Until the last few years, large scale data processing was something only big companies could afford to do. As Hadoop has emerged, it has put the power of Google's MapReduce approach into the hands of mere mortals. The biggest challenge is that it still requires a fair amount of technical knowledge to set up and use. Initiatives like Hive and Pig aim at making Hadoop more accessible to traditional database users, but they're still pretty daunting.
That's what makes today's release of a new free edition of EMC's Greenplum big data processing system so interesting. It draws on ideas from the MapReduce revolution, but its ancestry is definitely in the traditional enterprise database world. This means it's designed to be used by analysts and statisticians familiar with high-level approaches to data processing, rather than requiring in-depth programming knowledge. So what does that mean in practice?
Visual programming can be a very effective way of working with data flow pipelines, as Apple's Quartz Composer demonstrates in the imaging world. EMC has an environment called Alpine Miner that lets you build up your processing as a graph of operations connected by data pipes. This offers statisticians a playground to rapidly experiment and prototype new approaches. Thanks to the underlying database technology they can then run the results on massive data sets. This approach will never replace scripting for hardcore programmers, but the discoverability and intuitive layout of the processing pipeline will make it popular amongst a wider audience.
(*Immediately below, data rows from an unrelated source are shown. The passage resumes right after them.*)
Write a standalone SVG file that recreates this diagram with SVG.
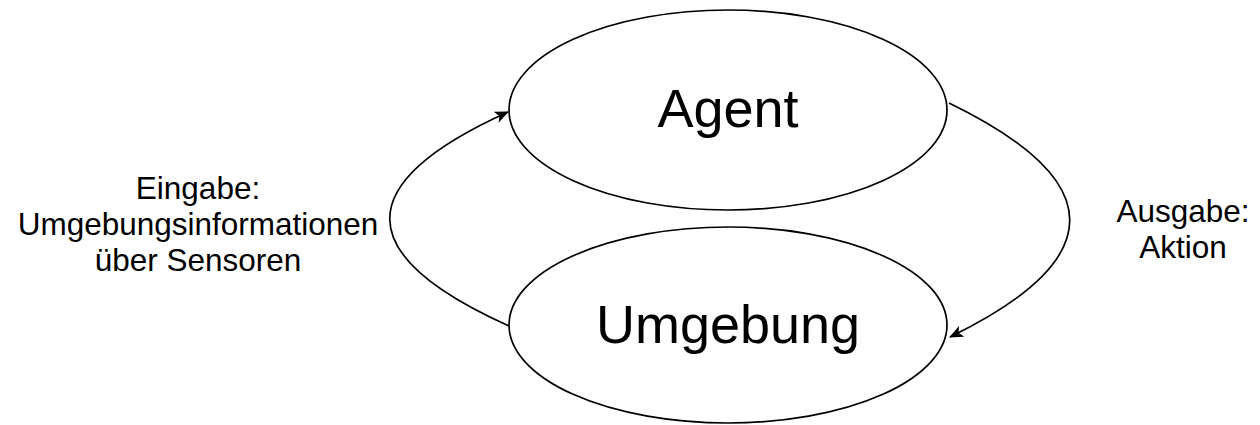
<svg xmlns="http://www.w3.org/2000/svg" width="1260" height="425" viewBox="0 0 1260 425">
  <style>
    .node { fill: #ffffff; stroke: #000000; stroke-width: 1.7; }
    .title { font-family: "Liberation Sans", Arial, sans-serif; font-size: 54px; fill: #000000; text-anchor: middle; }
    .label { font-family: "Liberation Sans", Arial, sans-serif; font-size: 31.5px; fill: #000000; text-anchor: middle; }
    .edge { fill: none; stroke: #000000; stroke-width: 1.7; }
  </style>
  <defs>
    <marker id="arrow" viewBox="0 0 14 12" refX="13" refY="6" markerWidth="14" markerHeight="12" markerUnits="userSpaceOnUse" orient="auto">
      <path d="M0,0 L14,6 L0,12 L3.5,6 Z" fill="#000000"/>
    </marker>
  </defs>
  <g id="connectors">
    <path class="edge" d="M509,326 Q271,219 508,112" marker-end="url(#arrow)"/>
    <path class="edge" d="M949,103 Q1190,220 950,337" marker-end="url(#arrow)"/>
  </g>
  <g id="node-agent">
    <ellipse class="node" cx="728" cy="110" rx="219" ry="100"/>
    <text class="title" x="728" y="127">Agent</text>
  </g>
  <g id="node-umgebung">
    <ellipse class="node" cx="728" cy="325" rx="219" ry="98"/>
    <text class="title" x="728" y="343">Umgebung</text>
  </g>
  <g id="label-eingabe">
    <text class="label" x="198" y="199">Eingabe:</text>
    <text class="label" x="198" y="235">Umgebungsinformationen</text>
    <text class="label" x="198" y="271">über Sensoren</text>
  </g>
  <g id="label-ausgabe">
    <text class="label" x="1183" y="222">Ausgabe:</text>
    <text class="label" x="1183" y="258">Aktion</text>
  </g>
</svg>
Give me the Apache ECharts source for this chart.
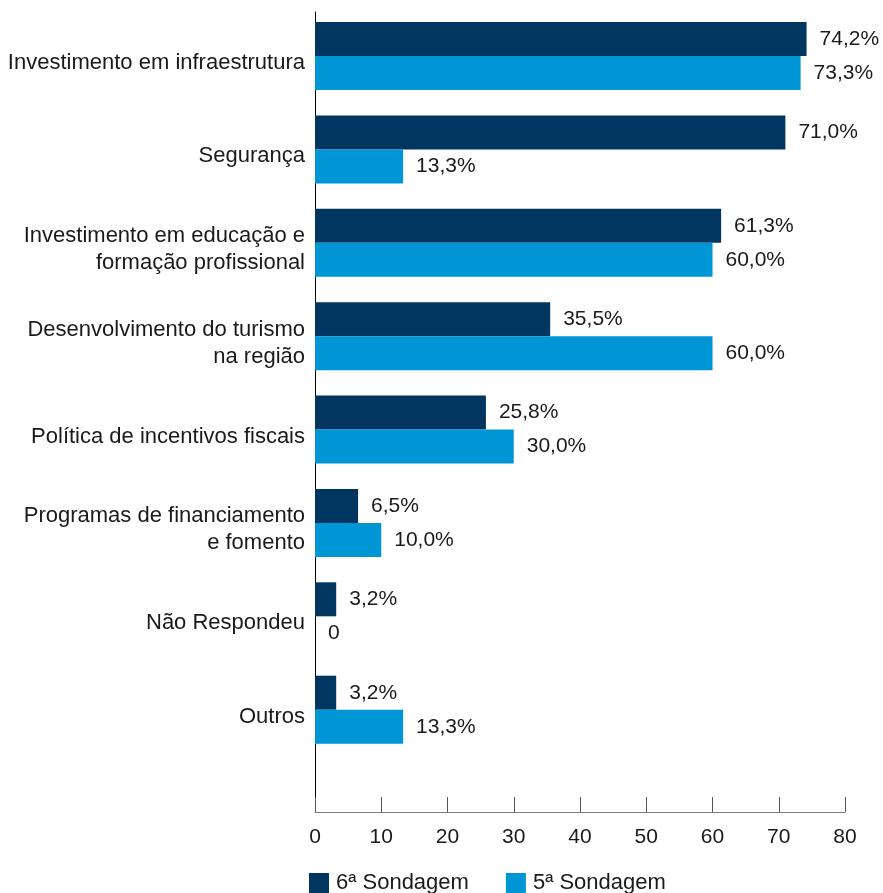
<!DOCTYPE html>
<html>
<head>
<meta charset="utf-8">
<script src="https://cdn.jsdelivr.net/npm/echarts@6/dist/echarts.min.js"></script>
<style>html,body{margin:0;padding:0;background:#fff}#c{width:883px;height:893px}</style>
</head>
<body>
<div id="c"></div>
<script>
const categories = [
  'Investimento em infraestrutura',
  'Segurança',
  'Investimento em educação e\nformação profissional',
  'Desenvolvimento do turismo\nna região',
  'Política de incentivos fiscais',
  'Programas de financiamento\ne fomento',
  'Não Respondeu',
  'Outros'
];
const seriesNames = ['6ª Sondagem', '5ª Sondagem'];
const sondagem6 = [74.2, 71.0, 61.3, 35.5, 25.8, 6.5, 3.2, 3.2];
const sondagem5 = [73.3, 13.3, 60.0, 60.0, 30.0, 10.0, 0, 13.3];
const xTicks = [0, 10, 20, 30, 40, 50, 60, 70, 80];

const FONT = 'Liberation Sans, Arial, sans-serif';
const fmt = p => p.value === 0 ? '0' : p.value.toFixed(1).replace('.', ',') + '%';

const chart = echarts.init(document.getElementById('c'), null, {renderer: 'canvas'});
const labelCfg = {show: true, position: 'right', distance: 13, formatter: fmt,
  fontFamily: FONT, fontSize: 21, color: '#1a1a1a'};
chart.setOption({
  animation: false,
  textStyle: {fontFamily: FONT},
  legend: {
    data: seriesNames, left: 309, top: 872, padding: 0, itemWidth: 20, itemHeight: 20, itemGap: 37,
    icon: 'rect', textStyle: {fontFamily: FONT, fontSize: 22, color: '#1a1a1a', padding: [0, 0, 0, 2]}
  },
  grid: [
    {left: 315, right: 38, top: 9.3, height: 747.1},
    {left: 315, right: 38, top: 12, height: 800},
    {left: 315, right: 38, top: 16.3, height: 747.1}
  ],
  xAxis: [
    {gridIndex: 0, type: 'value', min: xTicks[0], max: xTicks[xTicks.length - 1], show: false},
    {gridIndex: 1, type: 'value', min: xTicks[0], max: xTicks[xTicks.length - 1], interval: 10,
      axisLine: {show: true, onZero: false, lineStyle: {color: '#7f7f7f', width: 1}},
      axisTick: {show: true, inside: true, length: 15, lineStyle: {color: '#555'}},
      axisLabel: {fontFamily: FONT, fontSize: 21, color: '#1a1a1a', margin: 15},
      splitLine: {show: false}},
    {gridIndex: 2, type: 'value', min: xTicks[0], max: xTicks[xTicks.length - 1], show: false}
  ],
  yAxis: [
    {gridIndex: 0, type: 'category', data: categories, inverse: true,
      axisLine: {show: false}, axisTick: {show: false}, axisLabel: {show: false}},
    {gridIndex: 1, type: 'value', min: 0, max: 1,
      axisLine: {show: true, onZero: false, lineStyle: {color: '#000', width: 1}},
      axisTick: {show: false}, axisLabel: {show: false}, splitLine: {show: false}},
    {gridIndex: 2, type: 'category', data: categories, inverse: true,
      axisLine: {show: false}, axisTick: {show: false},
      axisLabel: {fontFamily: FONT, fontSize: 22, color: '#1a1a1a', margin: 10, lineHeight: 27, align: 'right'}}
  ],
  series: [
    {name: seriesNames[0], type: 'bar', xAxisIndex: 0, yAxisIndex: 0, data: sondagem6,
      barWidth: 34, barGap: '0%', itemStyle: {color: '#003660'}, label: labelCfg},
    {name: seriesNames[1], type: 'bar', xAxisIndex: 0, yAxisIndex: 0, data: sondagem5,
      barWidth: 34, barGap: '0%', itemStyle: {color: '#0096d6'}, label: labelCfg}
  ]
});
</script>
</body>
</html>
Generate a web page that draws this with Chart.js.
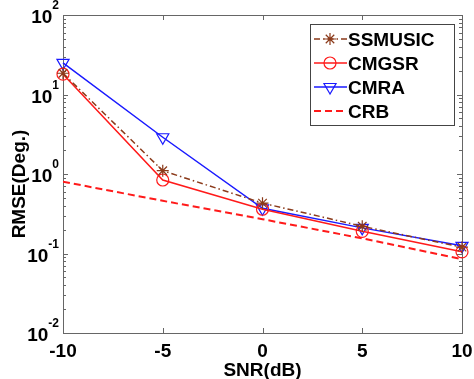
<!DOCTYPE html>
<html>
<head>
<meta charset="utf-8">
<script src="https://cdn.jsdelivr.net/npm/chart.js@4.4.0/dist/chart.umd.min.js"></script>
<style>
  html, body { margin:0; padding:0; background:#fff; }
  #wrap { width:474px; height:379px; }
</style>
</head>
<body>
<div id="wrap"><canvas id="c" width="474" height="379"></canvas></div>
<script>
const snr = [-10, -5, 0, 5, 10];
const ssmusic = [18.5, 1.1, 0.43, 0.22, 0.12];
const cmgsr   = [18, 0.84, 0.36, 0.19, 0.105];
const cmra    = [25, 2.9, 0.37, 0.21, 0.125];
const crb     = [0.8, 0.46, 0.27, 0.155, 0.085];
const yTicks  = [-2, -1, 0, 1, 2]; // exponents
const xTicks  = [-10, -5, 0, 5, 10];

const FONT = 'Liberation Sans, Arial, sans-serif';
const pts = xs => snr.map((x,i)=>({x, y: xs[i]}));

// MATLAB style box, inward ticks, tick labels with superscripts, legend
const axesPlugin = {
  id:'axesPlugin',
  beforeDatasetsDraw(chart){
    const {ctx, chartArea:a, scales} = chart;
    const xs = scales.x, ys = scales.y;
    ctx.save();
    ctx.strokeStyle = '#666';
    ctx.lineWidth = 1;
    ctx.strokeRect(a.left+0.5, a.top+0.5, a.right-a.left, a.bottom-a.top);
    ctx.beginPath();
    for(const t of xTicks){
      const px = Math.round(xs.getPixelForValue(t))+0.5;
      ctx.moveTo(px, a.bottom); ctx.lineTo(px, a.bottom-5);
      ctx.moveTo(px, a.top); ctx.lineTo(px, a.top+5);
    }
    for(let e=-2;e<2;e++){
      for(let m=1;m<10;m++){
        const v = m*Math.pow(10,e);
        const py = Math.round(ys.getPixelForValue(v))+0.5;
        const len = m===1 ? 5 : 3;
        ctx.moveTo(a.left, py); ctx.lineTo(a.left+len, py);
        ctx.moveTo(a.right, py); ctx.lineTo(a.right-len, py);
      }
    }
    ctx.stroke();
    ctx.restore();
  },
  afterDraw(chart){
    const {ctx, chartArea:a, scales} = chart;
    const xs = scales.x, ys = scales.y;
    ctx.save();
    // y tick labels
    ctx.fillStyle = '#000';
    ctx.textBaseline = 'alphabetic';
    for(const e of yTicks){
      const py = ys.getPixelForValue(Math.pow(10,e));
      const exp = String(e);
      ctx.font = 'bold 12px '+FONT;
      const ew = ctx.measureText(exp).width;
      ctx.textAlign = 'left';
      const right = a.left - 4;
      ctx.fillText(exp, right-ew, py-6);
      ctx.font = 'bold 19px '+FONT;
      ctx.textAlign = 'right';
      ctx.fillText('10', right-ew, py+8);
    }
    // x tick labels
    ctx.font = 'bold 19px '+FONT;
    ctx.textAlign = 'center';
    for(const t of xTicks){
      ctx.fillText(String(t), xs.getPixelForValue(t), a.bottom+24);
    }
    // axis titles
    ctx.font = 'bold 19px '+FONT;
    ctx.fillText('SNR(dB)', (a.left+a.right)/2, a.bottom+43);
    ctx.save();
    ctx.translate(19, (a.top+a.bottom)/2 + 10);
    ctx.rotate(-Math.PI/2);
    ctx.fillText('RMSE(Deg.)', 0, 6);
    ctx.restore();

    // legend
    const lx = 310, ly = 24, lw = 144, lh = 101;
    ctx.fillStyle = '#fff';
    ctx.fillRect(lx, ly, lw, lh);
    ctx.strokeStyle = '#444';
    ctx.lineWidth = 1;
    ctx.strokeRect(lx+0.5, ly+0.5, lw, lh);
    chart.data.datasets.forEach((ds, i) => {
      const cy = ly + 15 + i*24;
      ctx.strokeStyle = ds.borderColor;
      ctx.lineWidth = ds.borderWidth;
      ctx.setLineDash(ds.borderDash || []);
      ctx.beginPath(); ctx.moveTo(lx+4, cy); ctx.lineTo(lx+37, cy); ctx.stroke();
      ctx.setLineDash([]);
      if(ds.pointStyle && ds.pointRadius>0){
        ctx.fillStyle = 'rgba(0,0,0,0)';
        ctx.lineWidth = 1.2;
        Chart.helpers.drawPoint(ctx, {pointStyle: ds.pointStyle, radius: ds.pointRadius,
          rotation: ds.pointRotation||0, borderWidth: 1.2}, lx+20, cy);
      }
      ctx.fillStyle = '#000';
      ctx.font = 'bold 19px '+FONT;
      ctx.textAlign = 'left';
      ctx.fillText(ds.label, lx+38, cy+7);
    });
    ctx.restore();
  }
};

new Chart(document.getElementById('c'), {
  type:'line',
  data:{ datasets:[
    { label:'SSMUSIC', data:pts(ssmusic), borderColor:'#8b3a1a', borderWidth:1.5, borderDash:[6,3,1.5,3],
      pointStyle:'star', pointRadius:6, pointBorderColor:'#8b3a1a', pointBackgroundColor:'transparent', pointBorderWidth:1.2, clip:false },
    { label:'CMGSR', data:pts(cmgsr), borderColor:'#ff1a1a', borderWidth:1.5,
      pointStyle:'circle', pointRadius:6, pointBorderColor:'#ff1a1a', pointBackgroundColor:'transparent', pointBorderWidth:1.2, clip:false },
    { label:'CMRA', data:pts(cmra), borderColor:'#1a1aff', borderWidth:1.5,
      pointStyle:'triangle', pointRotation:180, pointRadius:7, pointBorderColor:'#1a1aff', pointBackgroundColor:'transparent', pointBorderWidth:1.2, clip:false },
    { label:'CRB', data:pts(crb), borderColor:'#ff1a1a', borderWidth:2, borderDash:[7,4],
      pointRadius:0 }
  ]},
  options:{
    responsive:false, animation:false,
    layout:{ padding:{ top:15, right:12, left:0, bottom:0 } },
    plugins:{ legend:{display:false}, tooltip:{enabled:false} },
    scales:{
      x:{ type:'linear', min:-10, max:10,
          grid:{display:false}, border:{display:false},
          ticks:{display:false},
          afterFit(s){ s.height = 46; } },
      y:{ type:'logarithmic', min:0.01, max:100,
          grid:{display:false}, border:{display:false},
          ticks:{display:false},
          afterFit(s){ s.width = 63; } }
    }
  },
  plugins:[axesPlugin]
});
</script>
</body>
</html>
Complementing Alpine Miner is the MADlib open-source framework. Describing itself as emerging from "discussions between database engine developers, data scientists, IT architects and academics who were interested in new approaches to scalable, sophisticated in-database analytics," it's essentially a library of SQL code to perform common statistical and machine-learning tasks.
The beauty of combining this with Alpine Miner is that it turns techniques like Bayes classification, k-means clustering and multilinear regression into tools you can drag and drop to build your processing pipeline.
Traditionally it's been a development-intensive job to implement those algorithms on large data sets, but now they're within the reach of analysts without requiring engineering resources. Even better, because it's open-source users of other database systems are able to take advantage of the code, though then they won't benefit from Greenplum's underlying processing engine.
This release from EMC is only free for non-production use, and the majority of the product is not open-source, so it's definitely not an immediate threat to Hadoop adoption. It is a sign that the traditional enterprise world is starting to pay attention to the wider world though, and demonstrates some of the areas where free solutions are lacking, especially in terms of their ease-of-use.
The engine is an extremely powerful tool for large-scale machine learning, as this example from O'Reilly's Roger Magoulas demonstrates. Will it open up these sorts of enterprise tools to a whole new set of academic and startup users?